* _Required task_
All of the material below is to be returned exactly.

* _Given entries_

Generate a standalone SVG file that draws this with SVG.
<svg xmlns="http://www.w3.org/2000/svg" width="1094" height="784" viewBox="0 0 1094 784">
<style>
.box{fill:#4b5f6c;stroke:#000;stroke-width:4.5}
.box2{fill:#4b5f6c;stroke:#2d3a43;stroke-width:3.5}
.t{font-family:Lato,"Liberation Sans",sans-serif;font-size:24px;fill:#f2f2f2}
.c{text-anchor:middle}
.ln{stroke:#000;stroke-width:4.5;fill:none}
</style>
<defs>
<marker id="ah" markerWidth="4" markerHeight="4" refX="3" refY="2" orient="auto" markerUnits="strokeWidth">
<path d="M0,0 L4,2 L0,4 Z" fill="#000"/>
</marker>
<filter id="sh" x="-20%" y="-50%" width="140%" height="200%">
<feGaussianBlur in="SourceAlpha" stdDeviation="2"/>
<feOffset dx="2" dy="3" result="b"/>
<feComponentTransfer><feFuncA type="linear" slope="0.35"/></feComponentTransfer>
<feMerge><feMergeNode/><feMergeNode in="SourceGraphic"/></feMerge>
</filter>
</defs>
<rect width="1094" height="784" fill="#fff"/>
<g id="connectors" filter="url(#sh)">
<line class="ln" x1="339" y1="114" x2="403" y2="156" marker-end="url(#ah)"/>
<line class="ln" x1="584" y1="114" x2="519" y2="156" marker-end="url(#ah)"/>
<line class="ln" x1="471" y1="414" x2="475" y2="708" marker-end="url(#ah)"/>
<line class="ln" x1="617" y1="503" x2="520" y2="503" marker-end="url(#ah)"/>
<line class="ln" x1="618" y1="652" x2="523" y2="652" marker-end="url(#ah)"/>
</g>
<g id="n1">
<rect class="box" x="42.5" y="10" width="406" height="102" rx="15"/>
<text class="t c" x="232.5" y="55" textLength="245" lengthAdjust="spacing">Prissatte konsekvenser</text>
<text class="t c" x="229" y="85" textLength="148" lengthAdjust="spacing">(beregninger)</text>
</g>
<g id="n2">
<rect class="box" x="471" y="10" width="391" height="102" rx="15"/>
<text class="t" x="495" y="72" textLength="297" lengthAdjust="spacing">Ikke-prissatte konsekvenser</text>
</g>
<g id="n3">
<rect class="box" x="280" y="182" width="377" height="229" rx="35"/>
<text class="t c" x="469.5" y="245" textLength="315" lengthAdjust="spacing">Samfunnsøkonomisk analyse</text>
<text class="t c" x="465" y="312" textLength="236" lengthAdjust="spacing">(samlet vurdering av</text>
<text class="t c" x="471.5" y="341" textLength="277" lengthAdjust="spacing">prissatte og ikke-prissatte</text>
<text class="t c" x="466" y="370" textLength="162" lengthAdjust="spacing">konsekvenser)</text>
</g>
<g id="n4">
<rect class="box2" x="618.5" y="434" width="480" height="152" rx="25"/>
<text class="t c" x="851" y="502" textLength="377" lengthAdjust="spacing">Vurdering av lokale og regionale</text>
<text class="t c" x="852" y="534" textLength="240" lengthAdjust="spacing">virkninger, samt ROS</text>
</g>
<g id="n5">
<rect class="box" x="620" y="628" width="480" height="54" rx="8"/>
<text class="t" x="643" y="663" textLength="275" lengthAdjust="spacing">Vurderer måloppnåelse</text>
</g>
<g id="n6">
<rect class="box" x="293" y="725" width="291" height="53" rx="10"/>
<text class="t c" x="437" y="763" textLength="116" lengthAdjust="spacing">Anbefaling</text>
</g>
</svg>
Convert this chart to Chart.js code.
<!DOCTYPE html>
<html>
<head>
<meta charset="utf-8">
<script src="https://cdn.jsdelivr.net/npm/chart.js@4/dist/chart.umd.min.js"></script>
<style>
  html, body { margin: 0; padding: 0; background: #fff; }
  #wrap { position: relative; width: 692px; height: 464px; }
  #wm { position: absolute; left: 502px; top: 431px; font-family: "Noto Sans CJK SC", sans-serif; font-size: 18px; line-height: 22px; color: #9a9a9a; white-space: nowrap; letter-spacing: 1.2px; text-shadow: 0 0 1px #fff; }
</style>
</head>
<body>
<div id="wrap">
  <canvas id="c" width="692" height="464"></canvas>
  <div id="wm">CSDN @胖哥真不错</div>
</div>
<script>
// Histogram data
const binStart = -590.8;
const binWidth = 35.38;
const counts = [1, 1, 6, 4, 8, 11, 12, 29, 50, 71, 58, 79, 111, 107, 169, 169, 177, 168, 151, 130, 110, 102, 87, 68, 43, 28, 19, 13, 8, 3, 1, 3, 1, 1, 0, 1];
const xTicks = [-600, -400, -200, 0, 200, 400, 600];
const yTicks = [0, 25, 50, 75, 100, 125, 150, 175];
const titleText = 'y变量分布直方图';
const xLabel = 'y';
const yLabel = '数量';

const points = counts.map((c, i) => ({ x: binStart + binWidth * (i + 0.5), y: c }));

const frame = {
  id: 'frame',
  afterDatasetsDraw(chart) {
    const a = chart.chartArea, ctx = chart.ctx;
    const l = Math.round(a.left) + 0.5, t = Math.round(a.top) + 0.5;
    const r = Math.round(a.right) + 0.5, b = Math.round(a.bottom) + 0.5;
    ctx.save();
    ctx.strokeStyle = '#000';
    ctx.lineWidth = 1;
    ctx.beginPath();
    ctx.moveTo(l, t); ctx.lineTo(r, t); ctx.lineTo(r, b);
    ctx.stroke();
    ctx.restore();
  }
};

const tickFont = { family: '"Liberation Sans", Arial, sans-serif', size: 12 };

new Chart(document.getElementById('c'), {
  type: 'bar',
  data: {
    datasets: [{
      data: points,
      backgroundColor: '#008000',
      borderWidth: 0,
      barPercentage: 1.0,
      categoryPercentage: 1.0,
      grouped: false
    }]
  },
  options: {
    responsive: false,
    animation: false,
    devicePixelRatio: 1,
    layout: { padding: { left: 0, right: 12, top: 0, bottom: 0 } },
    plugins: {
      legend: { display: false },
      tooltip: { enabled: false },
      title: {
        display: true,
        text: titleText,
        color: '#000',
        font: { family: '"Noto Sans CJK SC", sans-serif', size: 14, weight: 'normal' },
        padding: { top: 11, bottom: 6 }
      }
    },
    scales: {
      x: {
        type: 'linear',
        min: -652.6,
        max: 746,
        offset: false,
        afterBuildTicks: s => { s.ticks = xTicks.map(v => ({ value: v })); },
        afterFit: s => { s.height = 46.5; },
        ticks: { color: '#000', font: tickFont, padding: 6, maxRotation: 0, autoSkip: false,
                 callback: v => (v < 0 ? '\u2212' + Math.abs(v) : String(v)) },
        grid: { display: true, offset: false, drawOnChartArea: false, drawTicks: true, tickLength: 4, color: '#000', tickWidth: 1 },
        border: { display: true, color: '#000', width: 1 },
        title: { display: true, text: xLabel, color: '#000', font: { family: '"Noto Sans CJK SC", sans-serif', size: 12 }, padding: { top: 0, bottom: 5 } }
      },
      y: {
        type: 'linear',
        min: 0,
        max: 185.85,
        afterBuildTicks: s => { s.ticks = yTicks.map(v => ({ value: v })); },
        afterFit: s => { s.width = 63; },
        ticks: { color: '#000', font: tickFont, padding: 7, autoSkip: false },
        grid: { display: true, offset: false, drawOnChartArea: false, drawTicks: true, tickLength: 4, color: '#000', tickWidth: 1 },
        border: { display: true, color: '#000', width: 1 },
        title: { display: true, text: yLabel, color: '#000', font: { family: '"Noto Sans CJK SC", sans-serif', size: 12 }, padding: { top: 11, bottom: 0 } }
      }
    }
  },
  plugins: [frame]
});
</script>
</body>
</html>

* _Solution to this problem_
Generate a standalone SVG file that draws this with SVG.
<svg xmlns="http://www.w3.org/2000/svg" width="1094" height="784" viewBox="0 0 1094 784">
<style>
.box{fill:#4b5f6c;stroke:#000;stroke-width:4.5}
.box2{fill:#4b5f6c;stroke:#2d3a43;stroke-width:3.5}
.t{font-family:Lato,"Liberation Sans",sans-serif;font-size:24px;fill:#f2f2f2}
.c{text-anchor:middle}
.ln{stroke:#000;stroke-width:4.5;fill:none}
</style>
<defs>
<marker id="ah" markerWidth="4" markerHeight="4" refX="3" refY="2" orient="auto" markerUnits="strokeWidth">
<path d="M0,0 L4,2 L0,4 Z" fill="#000"/>
</marker>
<filter id="sh" x="-20%" y="-50%" width="140%" height="200%">
<feGaussianBlur in="SourceAlpha" stdDeviation="2"/>
<feOffset dx="2" dy="3" result="b"/>
<feComponentTransfer><feFuncA type="linear" slope="0.35"/></feComponentTransfer>
<feMerge><feMergeNode/><feMergeNode in="SourceGraphic"/></feMerge>
</filter>
</defs>
<rect width="1094" height="784" fill="#fff"/>
<g id="connectors" filter="url(#sh)">
<line class="ln" x1="339" y1="114" x2="403" y2="156" marker-end="url(#ah)"/>
<line class="ln" x1="584" y1="114" x2="519" y2="156" marker-end="url(#ah)"/>
<line class="ln" x1="471" y1="414" x2="475" y2="708" marker-end="url(#ah)"/>
<line class="ln" x1="617" y1="503" x2="520" y2="503" marker-end="url(#ah)"/>
<line class="ln" x1="618" y1="652" x2="523" y2="652" marker-end="url(#ah)"/>
</g>
<g id="n1">
<rect class="box" x="42.5" y="10" width="406" height="102" rx="15"/>
<text class="t c" x="232.5" y="55" textLength="245" lengthAdjust="spacing">Prissatte konsekvenser</text>
<text class="t c" x="229" y="85" textLength="148" lengthAdjust="spacing">(beregninger)</text>
</g>
<g id="n2">
<rect class="box" x="471" y="10" width="391" height="102" rx="15"/>
<text class="t" x="495" y="72" textLength="297" lengthAdjust="spacing">Ikke-prissatte konsekvenser</text>
</g>
<g id="n3">
<rect class="box" x="280" y="182" width="377" height="229" rx="35"/>
<text class="t c" x="469.5" y="245" textLength="315" lengthAdjust="spacing">Samfunnsøkonomisk analyse</text>
<text class="t c" x="465" y="312" textLength="236" lengthAdjust="spacing">(samlet vurdering av</text>
<text class="t c" x="471.5" y="341" textLength="277" lengthAdjust="spacing">prissatte og ikke-prissatte</text>
<text class="t c" x="466" y="370" textLength="162" lengthAdjust="spacing">konsekvenser)</text>
</g>
<g id="n4">
<rect class="box2" x="618.5" y="434" width="480" height="152" rx="25"/>
<text class="t c" x="851" y="502" textLength="377" lengthAdjust="spacing">Vurdering av lokale og regionale</text>
<text class="t c" x="852" y="534" textLength="240" lengthAdjust="spacing">virkninger, samt ROS</text>
</g>
<g id="n5">
<rect class="box" x="620" y="628" width="480" height="54" rx="8"/>
<text class="t" x="643" y="663" textLength="275" lengthAdjust="spacing">Vurderer måloppnåelse</text>
</g>
<g id="n6">
<rect class="box" x="293" y="725" width="291" height="53" rx="10"/>
<text class="t c" x="437" y="763" textLength="116" lengthAdjust="spacing">Anbefaling</text>
</g>
</svg>
Convert this chart to Chart.js code.
<!DOCTYPE html>
<html>
<head>
<meta charset="utf-8">
<script src="https://cdn.jsdelivr.net/npm/chart.js@4/dist/chart.umd.min.js"></script>
<style>
  html, body { margin: 0; padding: 0; background: #fff; }
  #wrap { position: relative; width: 692px; height: 464px; }
  #wm { position: absolute; left: 502px; top: 431px; font-family: "Noto Sans CJK SC", sans-serif; font-size: 18px; line-height: 22px; color: #9a9a9a; white-space: nowrap; letter-spacing: 1.2px; text-shadow: 0 0 1px #fff; }
</style>
</head>
<body>
<div id="wrap">
  <canvas id="c" width="692" height="464"></canvas>
  <div id="wm">CSDN @胖哥真不错</div>
</div>
<script>
// Histogram data
const binStart = -590.8;
const binWidth = 35.38;
const counts = [1, 1, 6, 4, 8, 11, 12, 29, 50, 71, 58, 79, 111, 107, 169, 169, 177, 168, 151, 130, 110, 102, 87, 68, 43, 28, 19, 13, 8, 3, 1, 3, 1, 1, 0, 1];
const xTicks = [-600, -400, -200, 0, 200, 400, 600];
const yTicks = [0, 25, 50, 75, 100, 125, 150, 175];
const titleText = 'y变量分布直方图';
const xLabel = 'y';
const yLabel = '数量';

const points = counts.map((c, i) => ({ x: binStart + binWidth * (i + 0.5), y: c }));

const frame = {
  id: 'frame',
  afterDatasetsDraw(chart) {
    const a = chart.chartArea, ctx = chart.ctx;
    const l = Math.round(a.left) + 0.5, t = Math.round(a.top) + 0.5;
    const r = Math.round(a.right) + 0.5, b = Math.round(a.bottom) + 0.5;
    ctx.save();
    ctx.strokeStyle = '#000';
    ctx.lineWidth = 1;
    ctx.beginPath();
    ctx.moveTo(l, t); ctx.lineTo(r, t); ctx.lineTo(r, b);
    ctx.stroke();
    ctx.restore();
  }
};

const tickFont = { family: '"Liberation Sans", Arial, sans-serif', size: 12 };

new Chart(document.getElementById('c'), {
  type: 'bar',
  data: {
    datasets: [{
      data: points,
      backgroundColor: '#008000',
      borderWidth: 0,
      barPercentage: 1.0,
      categoryPercentage: 1.0,
      grouped: false
    }]
  },
  options: {
    responsive: false,
    animation: false,
    devicePixelRatio: 1,
    layout: { padding: { left: 0, right: 12, top: 0, bottom: 0 } },
    plugins: {
      legend: { display: false },
      tooltip: { enabled: false },
      title: {
        display: true,
        text: titleText,
        color: '#000',
        font: { family: '"Noto Sans CJK SC", sans-serif', size: 14, weight: 'normal' },
        padding: { top: 11, bottom: 6 }
      }
    },
    scales: {
      x: {
        type: 'linear',
        min: -652.6,
        max: 746,
        offset: false,
        afterBuildTicks: s => { s.ticks = xTicks.map(v => ({ value: v })); },
        afterFit: s => { s.height = 46.5; },
        ticks: { color: '#000', font: tickFont, padding: 6, maxRotation: 0, autoSkip: false,
                 callback: v => (v < 0 ? '\u2212' + Math.abs(v) : String(v)) },
        grid: { display: true, offset: false, drawOnChartArea: false, drawTicks: true, tickLength: 4, color: '#000', tickWidth: 1 },
        border: { display: true, color: '#000', width: 1 },
        title: { display: true, text: xLabel, color: '#000', font: { family: '"Noto Sans CJK SC", sans-serif', size: 12 }, padding: { top: 0, bottom: 5 } }
      },
      y: {
        type: 'linear',
        min: 0,
        max: 185.85,
        afterBuildTicks: s => { s.ticks = yTicks.map(v => ({ value: v })); },
        afterFit: s => { s.width = 63; },
        ticks: { color: '#000', font: tickFont, padding: 7, autoSkip: false },
        grid: { display: true, offset: false, drawOnChartArea: false, drawTicks: true, tickLength: 4, color: '#000', tickWidth: 1 },
        border: { display: true, color: '#000', width: 1 },
        title: { display: true, text: yLabel, color: '#000', font: { family: '"Noto Sans CJK SC", sans-serif', size: 12 }, padding: { top: 11, bottom: 0 } }
      }
    }
  },
  plugins: [frame]
});
</script>
</body>
</html>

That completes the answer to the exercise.